HARRIS v. MOORE
Court of Appeals of Michigan (2024)
Facts
- Margaret Harris was a passenger in her mother's vehicle when she was involved in an automobile accident on August 8, 2020, resulting in alleged injuries.
- Following the accident, she filed a complaint against the other driver, Thomas Moore, and his employer, Miller Pipeline, LLC, while also naming Farmers Insurance Exchange as a defendant, claiming wrongful denial of personal injury protection (PIP) benefits.
- Farmers, assigned by the Michigan Automobile Insurance Placement Facility (MAIPF), later filed a third-party complaint against USA Underwriters, asserting that Underwriters was primarily liable for PIP benefits because Margaret lived with her mother, who was insured by Underwriters at the time of the incident.
- Underwriters countered that the policy had been canceled for non-payment prior to the accident date.
- The trial court eventually granted summary disposition in favor of Underwriters, dismissing Farmers' claims.
- Farmers filed a motion for reconsideration and an appeal after being denied.
Issue
- The issue was whether Underwriters' notice of cancellation was effective, thereby determining if the insurance policy was in force at the time of the accident.
Holding — Per Curiam
- The Court of Appeals of Michigan held that Underwriters' notice of cancellation was ineffective, and thus, the insurance policy remained in effect at the time of the accident, reversing the trial court's decision.
Rule
- An insurance policy remains in effect if the cancellation notice does not comply with statutory requirements for clarity and timing.
Reasoning
- The court reasoned that the cancellation notice issued by Underwriters did not comply with the statutory requirements, specifically that it was not "peremptory, explicit, and unconditional" as mandated by MCL 500.3020.
- The court highlighted that the notice only indicated a potential cancellation if payment was not received, rather than unequivocally stating that the policy would be canceled.
- Additionally, the court noted that the notice failed to meet the ten-day written notice requirement, as it was not reasonably calculated to ensure delivery at least ten days before the specified cancellation date.
- Consequently, since the notice was invalid, the insurance policy remained in effect, granting Farmers the right to seek reimbursement for the PIP benefits paid.
Deep Dive: How the Court Reached Its Decision
Cancellation Notice Requirements
The Court of Appeals of Michigan reasoned that Underwriters' notice of cancellation did not meet the statutory requirements outlined in MCL 500.3020, specifically that it lacked the necessary clarity mandated by law. The court emphasized that cancellation notices must be "peremptory, explicit, and unconditional," as established in previous case law. In this case, the notice only indicated that a cancellation would occur if payment was not received by a specific date, rather than stating unequivocally that the policy would be canceled. This conditional language was deemed insufficient to meet the statutory requirement for a valid cancellation notice. Consequently, the court concluded that the notice did not clearly communicate that the insurance policy would be canceled without qualification, thus rendering it ineffective. The court's interpretation aligned with its prior rulings, asserting that the triggering event for cancellation must occur before a proper notice can be issued. Because the notice did not convey a definitive cancellation, the court found that the insurance policy remained in effect at the time of the accident.

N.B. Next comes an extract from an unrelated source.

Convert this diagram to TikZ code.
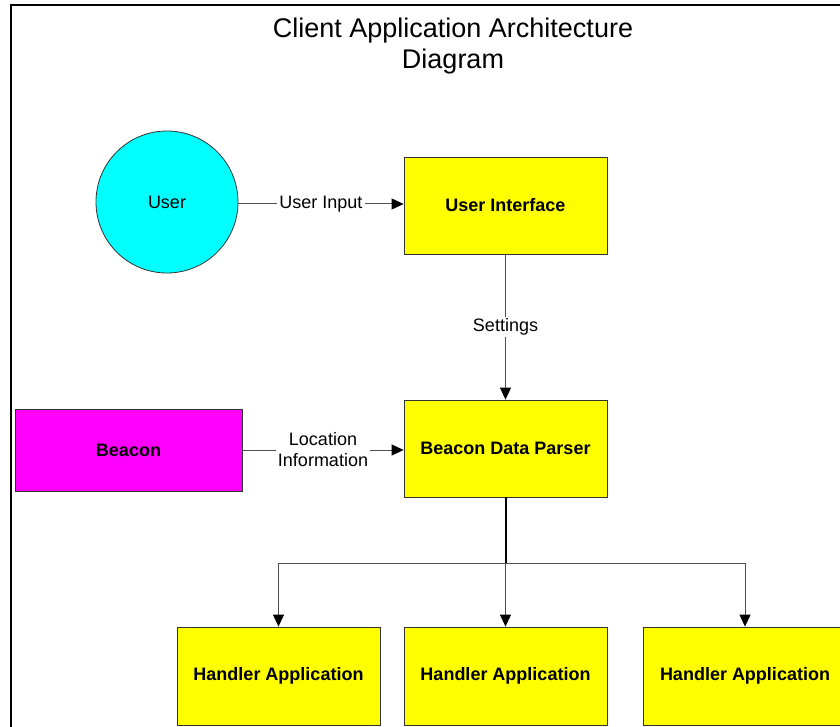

Ten-Day Written Notice Requirement
Additionally, the court addressed the requirement for a ten-day written notice before cancellation, as specified in the same statute. The court highlighted that the cancellation notice did not comply with this requirement because it was not sent early enough to ensure delivery at least ten days prior to the cancellation date. The notice was prepared on July 13, 2020, indicating that payment must be received by July 23, 2020. Even assuming the notice was mailed on July 13, the court noted that it would not reasonably guarantee that the insured would receive it in time to respond, thus failing to meet the statutory obligation. The court referenced previous case law that established the need for insurers to ensure that notices are sent well in advance of cancellation dates to provide adequate notice to the insured. Due to this failure, the court concluded that the cancellation notice was invalid and, consequently, the policy remained in force at the time of the accident. As a result, Farmers was entitled to seek reimbursement for the personal injury protection benefits they had provided.
Conclusion
Ultimately, the Court of Appeals reversed the trial court's decision, which had granted summary disposition in favor of Underwriters. The court clarified that because Underwriters' notice of cancellation did not comply with the statutory requirements for clarity and timing, the insurance policy was still valid on the date of the accident. This ruling underscored the importance of strict adherence to statutory requirements when it comes to the cancellation of insurance policies. Farmers was granted the right to pursue reimbursement for the PIP benefits paid to the plaintiff, reinforcing their position as the servicing insurer assigned by the Michigan Automobile Insurance Placement Facility. The decision emphasized that any notice of cancellation must be unequivocal and delivered in a manner that allows the insured sufficient time to respond before any cancellation takes effect. The court remanded the case for entry of an order granting summary disposition in favor of Farmers under the appropriate legal standards.